Manchester City’s 2-0 victory away at Brighton on Saturday marked the start of BT Sport’s fifth season as an official broadcaster of the Premier League.
BT shocked the media world when it won the rights to 38 live matches a season – including several first picks – at a total cost of £738 million and for the first time Sky had a genuine competitor in the sports TV market.
The rationale was simple. By offering free Premier League matches to its broadband customers, BT hoped to stop losing them to Sky, which was offering free broadband. And BT’s growing customer base would appear to suggest the tactic has worked.
But taking on a broadcaster as powerful as Sky is no easy task. BT has since strenghtend its content offering with live rugby, MotoGP and UEFA Champions League football, has invested significantly in talent and ensured it had the right distribution networks in place.
Having a nationwide broadband network was an advantage and BT did everything possible to ensure people could watch – most notably online and via a mobile application.
You can read more about the first three years of BT Sport from a technology perspective here, but what about the future?
From the start, BT has seen technology as a way of differentiating itself from Sky and its efforts in 4K broadcasting, superior quality sound and virtual reality broadcasts are evidence of this.
Chief Operating Officer Jamie Hindhaugh joined BT Sport just after helping deliver the critically acclaimed broadcast of the 2012 London Olympics for the BBC and immediately adopted being at the ‘heart of sport’ as his team’s the mantra.
“The first thing was 4K,” he tells Silicon. “Everyone else was talking about it, but the fact we had BT TV as an IP TV platform allowed us to look at it in a very different way. We had to build our own truck and the first year we did 4K we did 70 live events.

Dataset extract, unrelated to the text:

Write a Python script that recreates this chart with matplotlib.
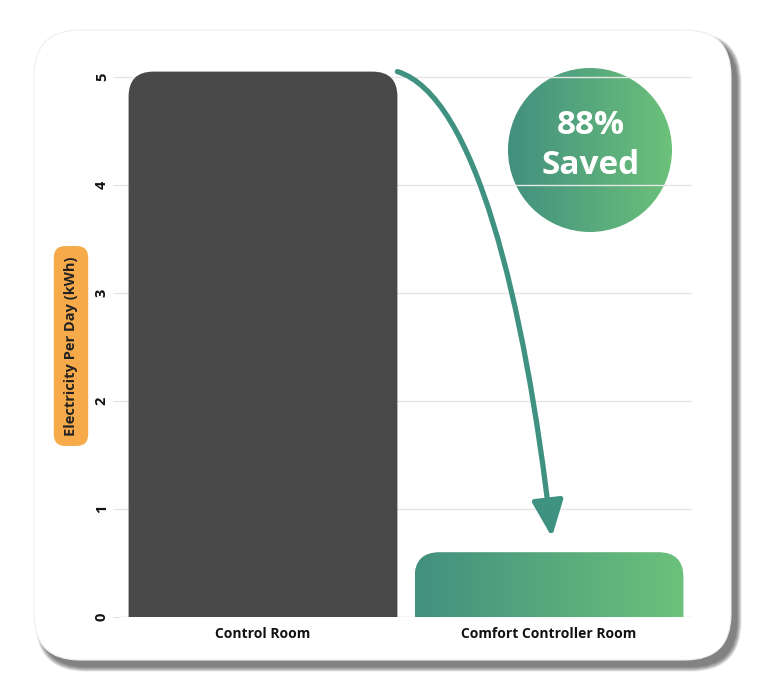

“That wasn’t good enough for me because we had to have separate workflows, separate trucks and separate commentators [to deliver 4K] so you weren’t really bringing people together collectively to the heart of sport and you were fragmenting your audience.”
“So last year we worked really hard, and pioneered actually, going down to single truck production. We can now capture in 4K and convert it back in the truck into a standard HD feed. This means we have done 350 live 4K events and are the biggest 4K producers in the world of live sport.
“That was just the start. Better picture quality obviously makes you feel closer to the action but sound quality for me is really important. It’s the forgotten medium and since [Dolby] 5.1 was launched ten years ago, not much has happened. So we’ve been working with Dolby for about two years and we’ve managed to pioneer bringing Dolby Atmos into our 4K signals.
“Having the best sound and the best pictures – it really does bring [sport] into your home.”
Sky has since followed suit, offering 4K broadcasts with Dolby Atmos on its Sky Q platform, and still has more Premier League matches than BT.
But BT Sport has now broadcast 41 live events in Dolby Atmos, including the 2017 Champions League Final, which was a showcase for several technologies.
The match was the first ever with 26 camera HDR, and also used Dolby Vision to enhance the picture quality. But it was the use of VR that captured most attention. Anyone could use the BT Sport App or YouTube to watch the final either in 360 degree video or in VR with a Google Cardboard headset.
This was achieved by the deployment of 12 Nokia Ozo cameras around the pitch in Cardiff, with a separate workflow taking place in the truck with different commentaries.
“We’ve been working with VR for [11 months],” says Hindhaugh. “I personally think a lot of broadcasters are quite lazy with it. They put one camera and then have a one minute experience and walk away.
“We are able to narrate a broadcast feed where you could watch the whole game and not lose anything but at any time spin around and watch anything you want.”